A detail that rarely makes it into loan advertisements is whether the lender uses a 360-day or 365-day year when computing daily interest. Some credit card issuers divide the APR by 360 instead of 365, which produces a slightly higher daily rate. On a 20% APR, dividing by 360 gives a daily rate of 0.0556%, while dividing by 365 gives 0.0548%. That difference sounds trivial, but applied to a large balance over a full year, the 360-day method costs you more because each day’s interest charge is a touch higher. Auto and mortgage lenders typically use a 365-day year, but credit card issuers vary, and the convention is buried in the cardholder agreement.

How Accurate Does a Disclosed APR Need to Be

Lenders get a small margin of error on APR disclosures. For a standard loan with regular payments, the disclosed APR is considered accurate if it falls within one-eighth of a percentage point of the true calculated rate. For irregular transactions with features like multiple advances or uneven payment amounts, the tolerance widens to one-quarter of a percentage point.8Consumer Financial Protection Bureau. Regulation Z 1026.22 – Determination of Annual Percentage Rate

Mortgage loans have additional tolerance rules tied to the accuracy of the disclosed finance charge. If the finance charge itself is within the allowed range, the APR derived from that finance charge is also considered accurate even if it would otherwise fall outside the standard tolerance. These rules exist because mortgage calculations involve many variables, and rounding at different stages can produce small discrepancies. For borrowers, the practical takeaway is that the APR you see on a loan estimate could be slightly off from the precise mathematical rate, and that’s legal as long as the gap stays within these tolerances.

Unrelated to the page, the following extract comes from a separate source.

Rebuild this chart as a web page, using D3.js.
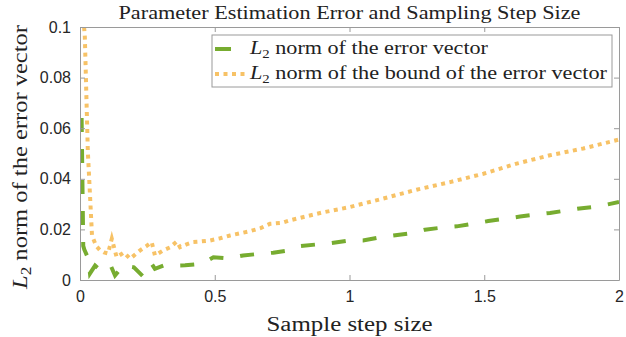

Extra Protections for Military Borrowers

Active-duty service members and their dependents get a stricter version of APR protection under the Military Lending Act. The law caps the Military Annual Percentage Rate at 36% for covered consumer credit products.9Federal Register. Military Lending Act Limitations on Terms of Consumer Credit Extended to Service Members and Dependents

The MAPR is a broader measure than standard APR. It captures fees that are normally excluded from the Truth in Lending Act’s APR calculation, including credit insurance premiums, debt cancellation fees, and charges for add-on products sold with the loan.10Consumer Financial Protection Bureau. Military Lending Act Interagency Examination Procedures Application fees and participation fees that would never appear in a standard APR disclosure count toward the 36% cap. This makes the MAPR a more honest reflection of total borrowing cost and effectively blocks the high-fee, short-term lending products that have historically targeted military communities.